## OBJECTIVE
The listing below must be repeated word for word, with its images excluded.

## RAW DATA

## start

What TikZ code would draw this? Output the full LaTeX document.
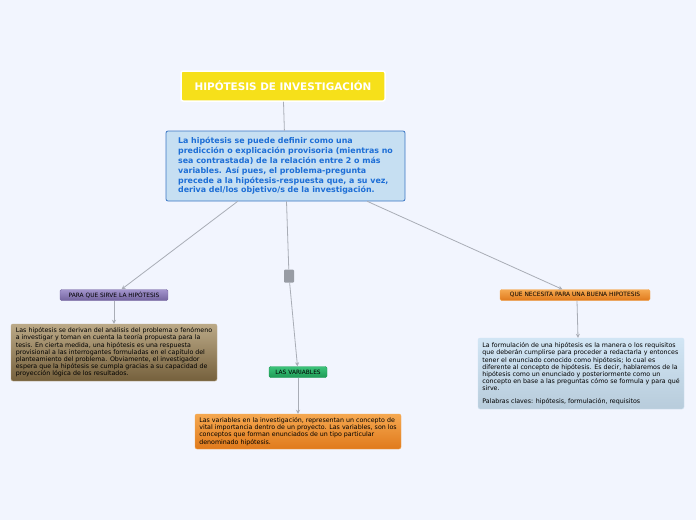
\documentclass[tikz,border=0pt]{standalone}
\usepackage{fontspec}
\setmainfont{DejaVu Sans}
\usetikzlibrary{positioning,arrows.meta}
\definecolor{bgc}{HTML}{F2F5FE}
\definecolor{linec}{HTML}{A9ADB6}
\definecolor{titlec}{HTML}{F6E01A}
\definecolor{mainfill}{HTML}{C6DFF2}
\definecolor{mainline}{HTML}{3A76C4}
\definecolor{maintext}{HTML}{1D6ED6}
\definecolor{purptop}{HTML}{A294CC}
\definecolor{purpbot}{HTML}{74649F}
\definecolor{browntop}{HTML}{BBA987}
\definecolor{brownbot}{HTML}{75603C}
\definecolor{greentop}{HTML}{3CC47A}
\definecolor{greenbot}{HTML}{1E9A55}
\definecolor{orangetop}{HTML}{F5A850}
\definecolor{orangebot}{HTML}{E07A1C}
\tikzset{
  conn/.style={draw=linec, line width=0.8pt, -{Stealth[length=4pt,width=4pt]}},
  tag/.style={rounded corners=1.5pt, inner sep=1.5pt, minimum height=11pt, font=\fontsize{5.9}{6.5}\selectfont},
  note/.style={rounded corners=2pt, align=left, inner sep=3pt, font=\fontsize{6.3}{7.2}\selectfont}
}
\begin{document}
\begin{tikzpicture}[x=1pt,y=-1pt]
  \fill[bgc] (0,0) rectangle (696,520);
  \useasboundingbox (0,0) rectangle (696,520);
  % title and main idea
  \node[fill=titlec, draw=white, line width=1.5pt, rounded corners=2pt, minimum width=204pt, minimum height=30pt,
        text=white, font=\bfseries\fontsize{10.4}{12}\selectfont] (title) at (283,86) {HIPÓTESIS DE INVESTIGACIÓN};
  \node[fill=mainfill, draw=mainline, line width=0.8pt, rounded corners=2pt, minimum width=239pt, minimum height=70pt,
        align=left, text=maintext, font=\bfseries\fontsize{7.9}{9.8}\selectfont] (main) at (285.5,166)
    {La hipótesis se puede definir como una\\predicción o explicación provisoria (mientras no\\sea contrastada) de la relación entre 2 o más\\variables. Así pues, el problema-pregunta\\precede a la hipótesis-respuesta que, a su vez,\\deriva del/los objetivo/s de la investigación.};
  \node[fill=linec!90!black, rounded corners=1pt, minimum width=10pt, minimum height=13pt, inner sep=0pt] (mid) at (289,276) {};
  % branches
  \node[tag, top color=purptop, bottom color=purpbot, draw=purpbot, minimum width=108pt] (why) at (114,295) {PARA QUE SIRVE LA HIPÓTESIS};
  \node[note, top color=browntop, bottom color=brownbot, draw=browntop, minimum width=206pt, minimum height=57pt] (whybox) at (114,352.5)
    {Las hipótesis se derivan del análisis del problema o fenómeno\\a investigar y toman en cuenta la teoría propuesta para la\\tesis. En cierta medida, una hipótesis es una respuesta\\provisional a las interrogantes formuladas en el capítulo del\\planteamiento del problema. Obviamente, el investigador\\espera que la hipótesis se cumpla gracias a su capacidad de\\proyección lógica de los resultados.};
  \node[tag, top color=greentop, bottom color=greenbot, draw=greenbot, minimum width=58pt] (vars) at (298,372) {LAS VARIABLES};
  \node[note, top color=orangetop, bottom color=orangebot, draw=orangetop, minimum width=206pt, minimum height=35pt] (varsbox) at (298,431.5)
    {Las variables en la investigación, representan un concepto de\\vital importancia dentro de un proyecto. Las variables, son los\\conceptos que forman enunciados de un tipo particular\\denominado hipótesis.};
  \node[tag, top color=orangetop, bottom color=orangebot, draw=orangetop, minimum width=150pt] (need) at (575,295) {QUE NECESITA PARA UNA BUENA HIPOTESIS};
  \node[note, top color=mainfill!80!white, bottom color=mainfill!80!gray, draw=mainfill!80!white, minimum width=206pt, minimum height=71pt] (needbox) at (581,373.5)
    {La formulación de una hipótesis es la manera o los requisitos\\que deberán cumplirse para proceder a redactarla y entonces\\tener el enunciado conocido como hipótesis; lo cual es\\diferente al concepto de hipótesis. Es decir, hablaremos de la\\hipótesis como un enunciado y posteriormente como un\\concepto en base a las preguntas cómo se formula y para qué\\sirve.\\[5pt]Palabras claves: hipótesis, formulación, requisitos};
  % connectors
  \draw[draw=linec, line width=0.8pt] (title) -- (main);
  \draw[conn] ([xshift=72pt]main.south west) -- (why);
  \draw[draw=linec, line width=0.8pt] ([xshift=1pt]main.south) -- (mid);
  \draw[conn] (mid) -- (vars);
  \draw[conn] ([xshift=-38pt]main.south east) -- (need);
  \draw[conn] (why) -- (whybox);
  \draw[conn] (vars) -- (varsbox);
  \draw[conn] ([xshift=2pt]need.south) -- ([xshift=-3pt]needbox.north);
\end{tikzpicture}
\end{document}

## end

## FINISHED TASK
What TikZ code would draw this? Output the full LaTeX document.
\documentclass[tikz,border=0pt]{standalone}
\usepackage{fontspec}
\setmainfont{DejaVu Sans}
\usetikzlibrary{positioning,arrows.meta}
\definecolor{bgc}{HTML}{F2F5FE}
\definecolor{linec}{HTML}{A9ADB6}
\definecolor{titlec}{HTML}{F6E01A}
\definecolor{mainfill}{HTML}{C6DFF2}
\definecolor{mainline}{HTML}{3A76C4}
\definecolor{maintext}{HTML}{1D6ED6}
\definecolor{purptop}{HTML}{A294CC}
\definecolor{purpbot}{HTML}{74649F}
\definecolor{browntop}{HTML}{BBA987}
\definecolor{brownbot}{HTML}{75603C}
\definecolor{greentop}{HTML}{3CC47A}
\definecolor{greenbot}{HTML}{1E9A55}
\definecolor{orangetop}{HTML}{F5A850}
\definecolor{orangebot}{HTML}{E07A1C}
\tikzset{
  conn/.style={draw=linec, line width=0.8pt, -{Stealth[length=4pt,width=4pt]}},
  tag/.style={rounded corners=1.5pt, inner sep=1.5pt, minimum height=11pt, font=\fontsize{5.9}{6.5}\selectfont},
  note/.style={rounded corners=2pt, align=left, inner sep=3pt, font=\fontsize{6.3}{7.2}\selectfont}
}
\begin{document}
\begin{tikzpicture}[x=1pt,y=-1pt]
  \fill[bgc] (0,0) rectangle (696,520);
  \useasboundingbox (0,0) rectangle (696,520);
  % title and main idea
  \node[fill=titlec, draw=white, line width=1.5pt, rounded corners=2pt, minimum width=204pt, minimum height=30pt,
        text=white, font=\bfseries\fontsize{10.4}{12}\selectfont] (title) at (283,86) {HIPÓTESIS DE INVESTIGACIÓN};
  \node[fill=mainfill, draw=mainline, line width=0.8pt, rounded corners=2pt, minimum width=239pt, minimum height=70pt,
        align=left, text=maintext, font=\bfseries\fontsize{7.9}{9.8}\selectfont] (main) at (285.5,166)
    {La hipótesis se puede definir como una\\predicción o explicación provisoria (mientras no\\sea contrastada) de la relación entre 2 o más\\variables. Así pues, el problema-pregunta\\precede a la hipótesis-respuesta que, a su vez,\\deriva del/los objetivo/s de la investigación.};
  \node[fill=linec!90!black, rounded corners=1pt, minimum width=10pt, minimum height=13pt, inner sep=0pt] (mid) at (289,276) {};
  % branches
  \node[tag, top color=purptop, bottom color=purpbot, draw=purpbot, minimum width=108pt] (why) at (114,295) {PARA QUE SIRVE LA HIPÓTESIS};
  \node[note, top color=browntop, bottom color=brownbot, draw=browntop, minimum width=206pt, minimum height=57pt] (whybox) at (114,352.5)
    {Las hipótesis se derivan del análisis del problema o fenómeno\\a investigar y toman en cuenta la teoría propuesta para la\\tesis. En cierta medida, una hipótesis es una respuesta\\provisional a las interrogantes formuladas en el capítulo del\\planteamiento del problema. Obviamente, el investigador\\espera que la hipótesis se cumpla gracias a su capacidad de\\proyección lógica de los resultados.};
  \node[tag, top color=greentop, bottom color=greenbot, draw=greenbot, minimum width=58pt] (vars) at (298,372) {LAS VARIABLES};
  \node[note, top color=orangetop, bottom color=orangebot, draw=orangetop, minimum width=206pt, minimum height=35pt] (varsbox) at (298,431.5)
    {Las variables en la investigación, representan un concepto de\\vital importancia dentro de un proyecto. Las variables, son los\\conceptos que forman enunciados de un tipo particular\\denominado hipótesis.};
  \node[tag, top color=orangetop, bottom color=orangebot, draw=orangetop, minimum width=150pt] (need) at (575,295) {QUE NECESITA PARA UNA BUENA HIPOTESIS};
  \node[note, top color=mainfill!80!white, bottom color=mainfill!80!gray, draw=mainfill!80!white, minimum width=206pt, minimum height=71pt] (needbox) at (581,373.5)
    {La formulación de una hipótesis es la manera o los requisitos\\que deberán cumplirse para proceder a redactarla y entonces\\tener el enunciado conocido como hipótesis; lo cual es\\diferente al concepto de hipótesis. Es decir, hablaremos de la\\hipótesis como un enunciado y posteriormente como un\\concepto en base a las preguntas cómo se formula y para qué\\sirve.\\[5pt]Palabras claves: hipótesis, formulación, requisitos};
  % connectors
  \draw[draw=linec, line width=0.8pt] (title) -- (main);
  \draw[conn] ([xshift=72pt]main.south west) -- (why);
  \draw[draw=linec, line width=0.8pt] ([xshift=1pt]main.south) -- (mid);
  \draw[conn] (mid) -- (vars);
  \draw[conn] ([xshift=-38pt]main.south east) -- (need);
  \draw[conn] (why) -- (whybox);
  \draw[conn] (vars) -- (varsbox);
  \draw[conn] ([xshift=2pt]need.south) -- ([xshift=-3pt]needbox.north);
\end{tikzpicture}
\end{document}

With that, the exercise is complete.